» Entries supplied:
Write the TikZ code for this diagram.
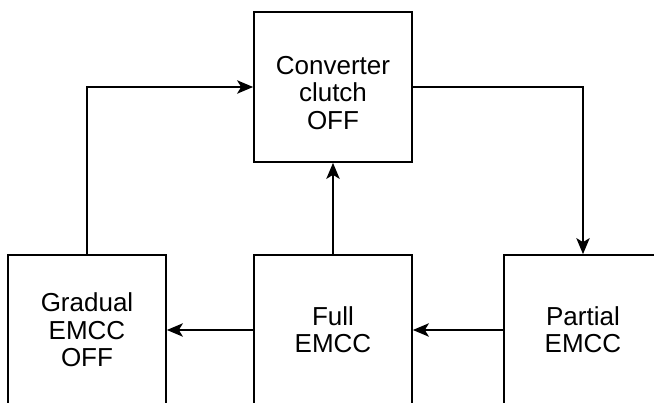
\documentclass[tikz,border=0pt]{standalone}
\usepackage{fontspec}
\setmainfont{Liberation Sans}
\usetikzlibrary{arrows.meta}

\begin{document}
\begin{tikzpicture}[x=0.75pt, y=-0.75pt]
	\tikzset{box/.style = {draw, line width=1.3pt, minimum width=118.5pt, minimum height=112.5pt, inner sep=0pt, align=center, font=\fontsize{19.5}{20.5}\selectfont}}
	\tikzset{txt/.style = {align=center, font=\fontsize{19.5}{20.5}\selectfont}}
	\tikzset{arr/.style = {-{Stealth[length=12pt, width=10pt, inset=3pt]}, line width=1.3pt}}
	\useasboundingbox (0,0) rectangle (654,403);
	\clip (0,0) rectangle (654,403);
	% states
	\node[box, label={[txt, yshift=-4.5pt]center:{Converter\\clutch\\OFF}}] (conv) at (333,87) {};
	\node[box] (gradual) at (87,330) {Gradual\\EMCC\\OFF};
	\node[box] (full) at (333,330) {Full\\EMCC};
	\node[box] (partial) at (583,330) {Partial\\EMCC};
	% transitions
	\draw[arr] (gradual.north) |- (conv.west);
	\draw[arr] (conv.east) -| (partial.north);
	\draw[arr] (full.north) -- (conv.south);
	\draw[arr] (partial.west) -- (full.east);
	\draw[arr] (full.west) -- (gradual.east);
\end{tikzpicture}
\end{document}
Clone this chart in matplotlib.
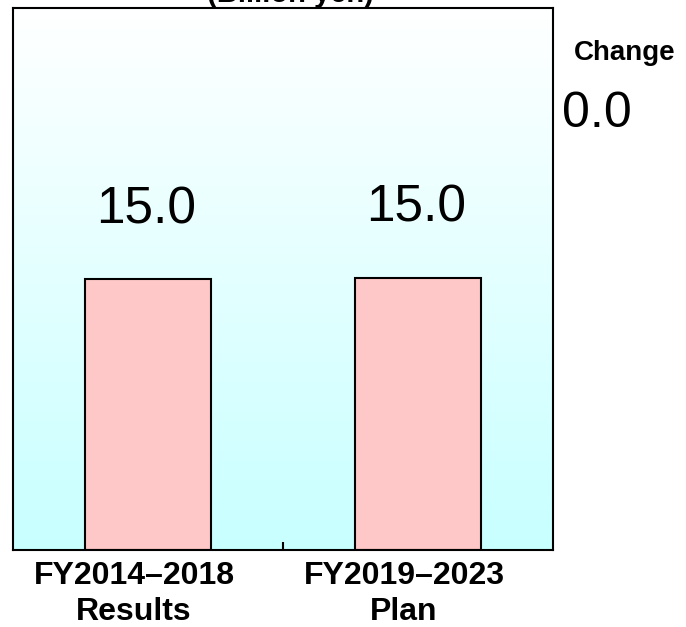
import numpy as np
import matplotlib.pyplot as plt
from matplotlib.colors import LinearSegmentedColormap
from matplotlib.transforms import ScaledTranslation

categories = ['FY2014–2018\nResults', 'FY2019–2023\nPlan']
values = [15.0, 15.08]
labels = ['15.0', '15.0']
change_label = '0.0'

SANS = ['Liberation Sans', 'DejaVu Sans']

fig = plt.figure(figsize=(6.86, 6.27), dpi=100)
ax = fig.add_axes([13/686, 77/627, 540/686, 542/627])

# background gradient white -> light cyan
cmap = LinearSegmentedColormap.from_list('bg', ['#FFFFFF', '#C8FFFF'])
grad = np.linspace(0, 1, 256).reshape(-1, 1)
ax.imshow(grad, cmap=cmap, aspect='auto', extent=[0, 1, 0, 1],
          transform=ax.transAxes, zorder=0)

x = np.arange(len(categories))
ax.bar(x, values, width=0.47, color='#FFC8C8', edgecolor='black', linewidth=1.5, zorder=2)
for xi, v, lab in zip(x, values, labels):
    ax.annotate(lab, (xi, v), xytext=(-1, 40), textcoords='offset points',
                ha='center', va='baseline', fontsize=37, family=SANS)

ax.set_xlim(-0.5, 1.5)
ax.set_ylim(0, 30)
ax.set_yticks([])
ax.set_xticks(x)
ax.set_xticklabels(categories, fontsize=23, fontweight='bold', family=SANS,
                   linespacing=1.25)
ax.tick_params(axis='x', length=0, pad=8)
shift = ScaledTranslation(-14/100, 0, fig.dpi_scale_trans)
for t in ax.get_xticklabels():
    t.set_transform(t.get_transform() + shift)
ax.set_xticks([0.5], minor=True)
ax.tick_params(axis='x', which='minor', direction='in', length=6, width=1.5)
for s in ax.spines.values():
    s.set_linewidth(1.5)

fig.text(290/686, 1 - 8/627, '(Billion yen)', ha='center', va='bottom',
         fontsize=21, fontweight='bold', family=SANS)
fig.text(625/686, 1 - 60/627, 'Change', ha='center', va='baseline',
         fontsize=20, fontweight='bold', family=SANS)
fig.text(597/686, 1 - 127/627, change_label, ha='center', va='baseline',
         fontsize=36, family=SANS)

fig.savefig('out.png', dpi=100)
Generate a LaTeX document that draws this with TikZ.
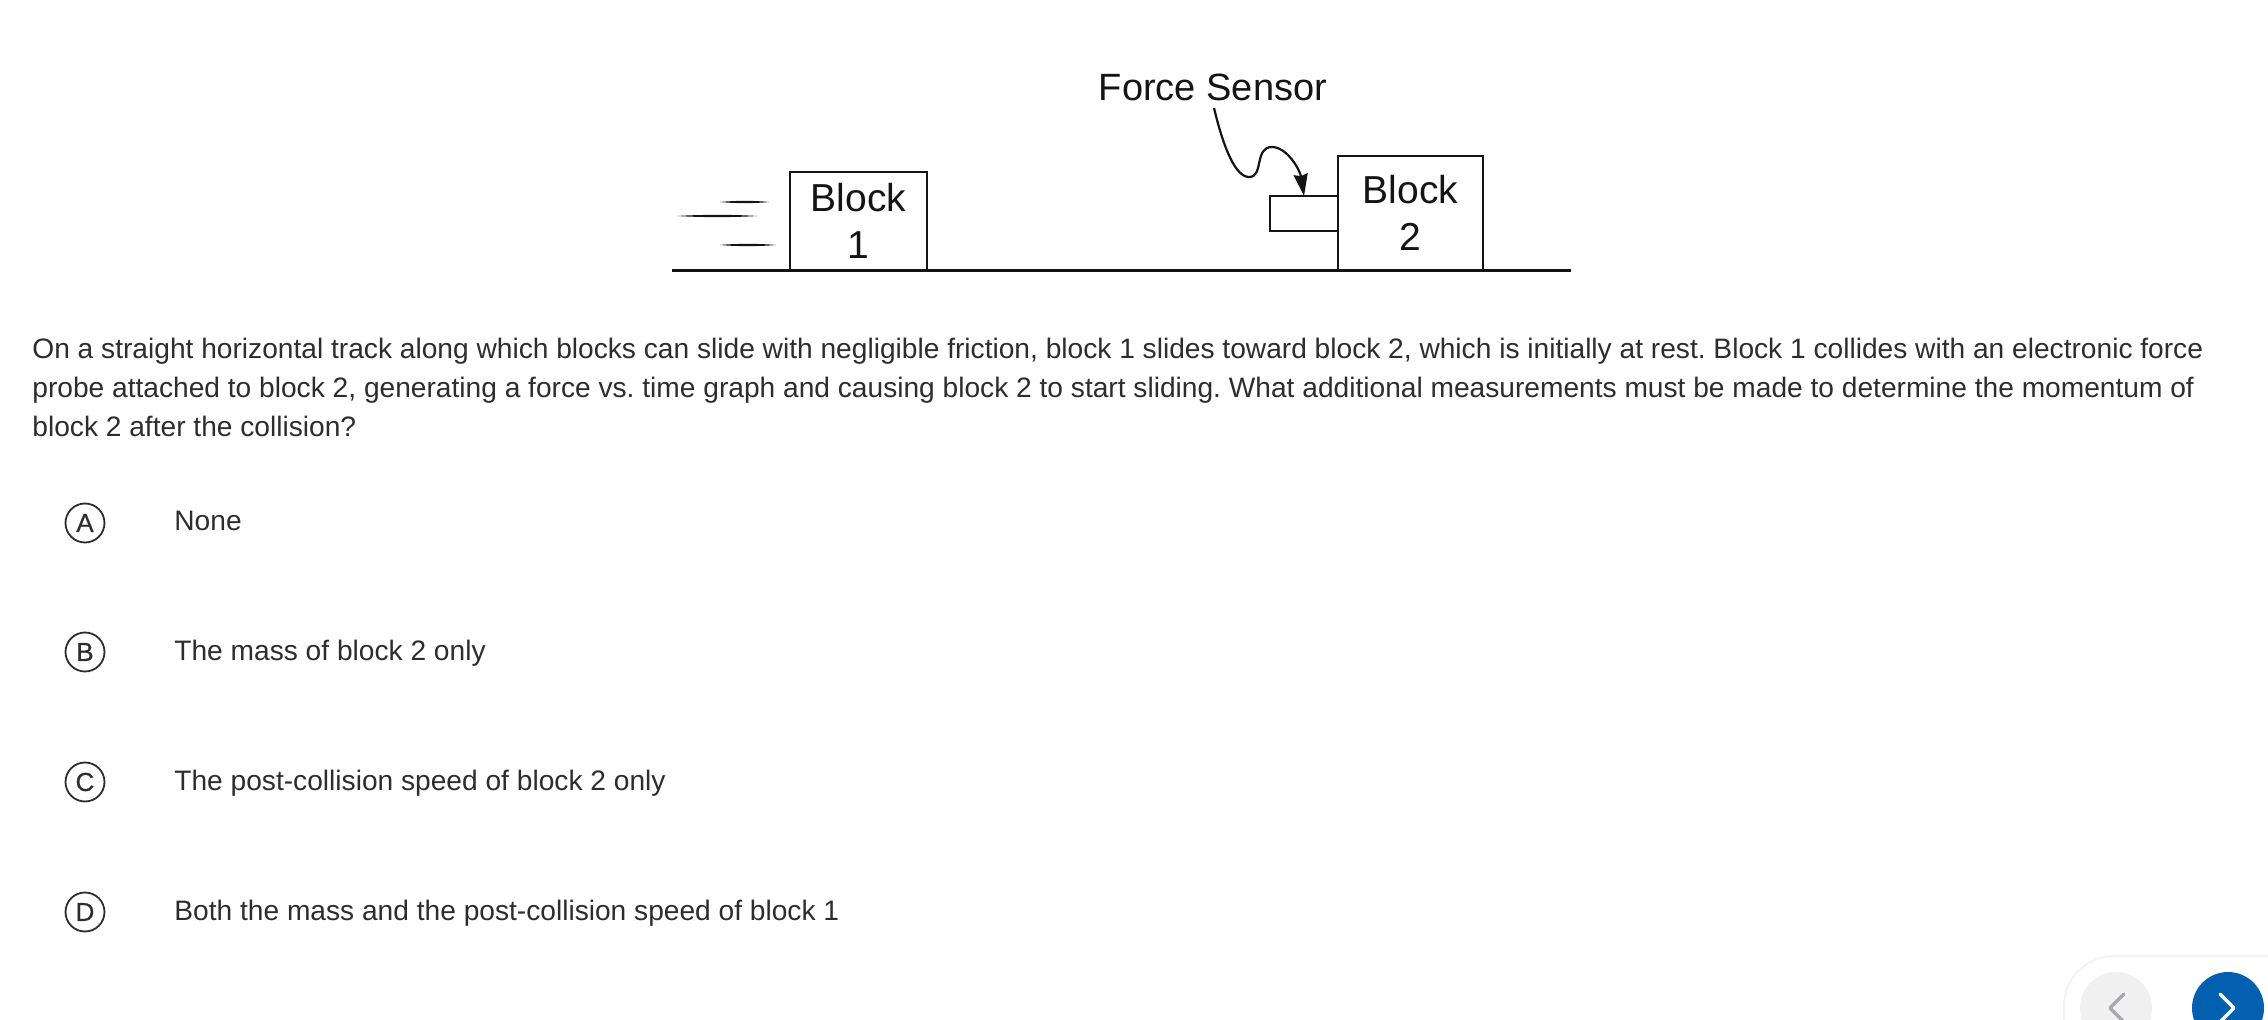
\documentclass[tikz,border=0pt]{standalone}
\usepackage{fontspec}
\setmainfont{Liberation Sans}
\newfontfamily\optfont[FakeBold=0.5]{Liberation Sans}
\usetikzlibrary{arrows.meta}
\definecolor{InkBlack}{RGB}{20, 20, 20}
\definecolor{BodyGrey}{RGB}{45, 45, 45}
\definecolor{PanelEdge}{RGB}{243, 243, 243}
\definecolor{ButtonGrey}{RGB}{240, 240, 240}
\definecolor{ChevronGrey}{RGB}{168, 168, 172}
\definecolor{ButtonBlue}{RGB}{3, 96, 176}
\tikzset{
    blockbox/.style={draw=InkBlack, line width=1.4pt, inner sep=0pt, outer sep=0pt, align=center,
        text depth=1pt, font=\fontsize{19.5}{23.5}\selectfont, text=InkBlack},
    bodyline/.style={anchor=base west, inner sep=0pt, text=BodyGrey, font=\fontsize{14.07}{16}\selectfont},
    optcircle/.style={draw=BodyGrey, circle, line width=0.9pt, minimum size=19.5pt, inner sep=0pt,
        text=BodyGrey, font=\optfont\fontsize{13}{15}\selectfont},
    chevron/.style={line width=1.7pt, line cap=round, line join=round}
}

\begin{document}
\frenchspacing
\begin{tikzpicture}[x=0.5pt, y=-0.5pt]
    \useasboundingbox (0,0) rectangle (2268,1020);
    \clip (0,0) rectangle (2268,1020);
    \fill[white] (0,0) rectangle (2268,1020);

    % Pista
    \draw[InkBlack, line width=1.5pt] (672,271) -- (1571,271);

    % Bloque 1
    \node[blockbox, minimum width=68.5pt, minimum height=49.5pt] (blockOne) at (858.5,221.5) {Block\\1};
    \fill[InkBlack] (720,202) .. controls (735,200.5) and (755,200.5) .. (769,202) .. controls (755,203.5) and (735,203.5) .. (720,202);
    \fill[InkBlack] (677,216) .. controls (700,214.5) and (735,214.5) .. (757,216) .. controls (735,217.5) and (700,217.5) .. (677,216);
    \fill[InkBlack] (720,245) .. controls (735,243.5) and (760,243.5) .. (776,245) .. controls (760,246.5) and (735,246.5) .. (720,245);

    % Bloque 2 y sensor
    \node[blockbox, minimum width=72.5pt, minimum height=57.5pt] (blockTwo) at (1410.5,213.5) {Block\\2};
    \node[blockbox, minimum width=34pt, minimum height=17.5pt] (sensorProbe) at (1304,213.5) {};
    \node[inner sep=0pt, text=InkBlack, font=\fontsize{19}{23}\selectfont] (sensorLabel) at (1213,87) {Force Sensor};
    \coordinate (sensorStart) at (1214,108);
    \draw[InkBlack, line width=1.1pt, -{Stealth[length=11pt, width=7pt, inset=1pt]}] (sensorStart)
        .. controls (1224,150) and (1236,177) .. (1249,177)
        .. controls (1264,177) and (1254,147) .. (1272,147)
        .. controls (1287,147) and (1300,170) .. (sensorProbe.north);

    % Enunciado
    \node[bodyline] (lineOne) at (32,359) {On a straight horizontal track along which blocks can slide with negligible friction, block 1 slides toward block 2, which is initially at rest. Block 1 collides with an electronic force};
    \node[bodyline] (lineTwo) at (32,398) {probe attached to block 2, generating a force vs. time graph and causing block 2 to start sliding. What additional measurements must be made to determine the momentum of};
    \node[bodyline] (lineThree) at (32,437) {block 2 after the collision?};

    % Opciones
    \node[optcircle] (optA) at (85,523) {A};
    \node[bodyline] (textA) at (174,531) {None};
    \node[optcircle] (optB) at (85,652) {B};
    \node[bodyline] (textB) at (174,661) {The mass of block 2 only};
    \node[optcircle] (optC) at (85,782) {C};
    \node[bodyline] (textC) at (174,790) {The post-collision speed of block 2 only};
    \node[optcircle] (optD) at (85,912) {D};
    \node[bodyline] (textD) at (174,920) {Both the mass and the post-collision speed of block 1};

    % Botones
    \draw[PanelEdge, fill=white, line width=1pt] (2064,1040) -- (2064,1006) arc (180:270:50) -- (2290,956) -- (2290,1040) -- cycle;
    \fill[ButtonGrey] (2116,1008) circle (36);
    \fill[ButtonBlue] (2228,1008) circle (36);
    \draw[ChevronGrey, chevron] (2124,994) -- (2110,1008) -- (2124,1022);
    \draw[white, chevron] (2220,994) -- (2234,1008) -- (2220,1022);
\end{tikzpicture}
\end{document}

» Task details:
Pictures excluded, retype exactly the lines running from the one with "Generate a LaTeX" through the one with "(672,271) -- (1571,271);". Include both end lines and nothing more.

» Full solution:
Generate a LaTeX document that draws this with TikZ.
\documentclass[tikz,border=0pt]{standalone}
\usepackage{fontspec}
\setmainfont{Liberation Sans}
\newfontfamily\optfont[FakeBold=0.5]{Liberation Sans}
\usetikzlibrary{arrows.meta}
\definecolor{InkBlack}{RGB}{20, 20, 20}
\definecolor{BodyGrey}{RGB}{45, 45, 45}
\definecolor{PanelEdge}{RGB}{243, 243, 243}
\definecolor{ButtonGrey}{RGB}{240, 240, 240}
\definecolor{ChevronGrey}{RGB}{168, 168, 172}
\definecolor{ButtonBlue}{RGB}{3, 96, 176}
\tikzset{
    blockbox/.style={draw=InkBlack, line width=1.4pt, inner sep=0pt, outer sep=0pt, align=center,
        text depth=1pt, font=\fontsize{19.5}{23.5}\selectfont, text=InkBlack},
    bodyline/.style={anchor=base west, inner sep=0pt, text=BodyGrey, font=\fontsize{14.07}{16}\selectfont},
    optcircle/.style={draw=BodyGrey, circle, line width=0.9pt, minimum size=19.5pt, inner sep=0pt,
        text=BodyGrey, font=\optfont\fontsize{13}{15}\selectfont},
    chevron/.style={line width=1.7pt, line cap=round, line join=round}
}

\begin{document}
\frenchspacing
\begin{tikzpicture}[x=0.5pt, y=-0.5pt]
    \useasboundingbox (0,0) rectangle (2268,1020);
    \clip (0,0) rectangle (2268,1020);
    \fill[white] (0,0) rectangle (2268,1020);

    % Pista
    \draw[InkBlack, line width=1.5pt] (672,271) -- (1571,271);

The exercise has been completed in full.